Not much is known about his career thereafter, until he finally
reached Sydney in 1841. Although he seems to have been disowned by his
family, he continued to request and receive funds from the King. When
he was still in England in January 1829, he was employed to index the
Registers of the Privy Council, then an institution of high honour,
which certified all British laws, and an appeal court, which dealt with
colonial cases. For his work as an indexer, the future compiler of a
register of Sydney's criminals received £326. His boss at the Privy
Council in London was the diarist, Charles Greville. A note in Greville's diary reveals that he was unimpressed:
I first employed a certain William Augustus Miles who pretended to
be a natural son of one of the Royal Family (I forget which) and who
turned out to be a scamp and a vagabond, and who cheated me. This man
got into prison, and I lost sight of him.

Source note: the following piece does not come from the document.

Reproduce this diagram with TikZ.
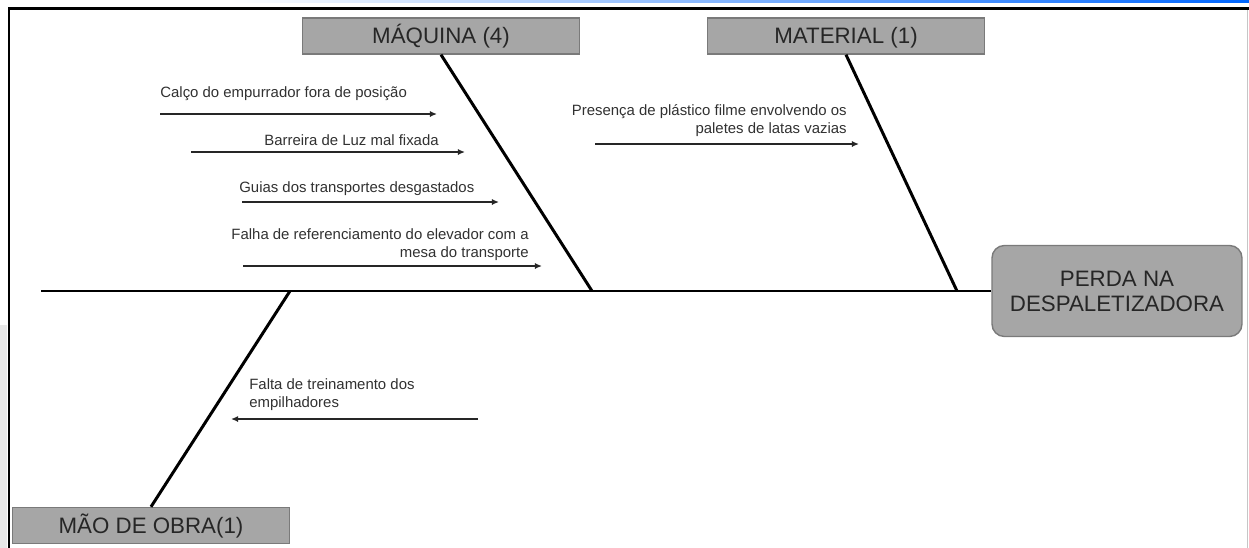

The claim that he went to prison cannot be substantiated. It is
another example of the tantalising gaps the historian discovers when
researching the life of W.A. Miles.
In the 1830s, Miles held a number of offices including Assistant
Commissioner of Inquiry into the Poor Law, the body which recommended
building harsh work-houses to discourage the poor from applying for
welfare. He was also an assistant to the Commission of Inquiry into the
State of Hand-Loom Weavers, inquiring in the problems of some of the
poorest people in England. He was also one of the commissioners of
Public Charities, at a time when many well-to-do people felt that
'charity begins at home'. The great novelist, Charles Dickens, hated
people like Miles, inventing people like the cruel Mr Bumble, workhouse
tormenter of the poor orphan, Oliver Twist (1837-39), and Mr Scrooge, the mean-spirited businessman made famous in a Christmas Carol
(1844). In 1836, Miles published a pamphlet advocating the
establishment of a unified police force in England and Wales and also
served on the Royal Commission on Rural Constabulary from 1836 to 1839.
However, Miles never seemed to make enough money to support himself and
his family adequately, and he was constantly lobbying to keep himself
on the government payroll in one capacity or another.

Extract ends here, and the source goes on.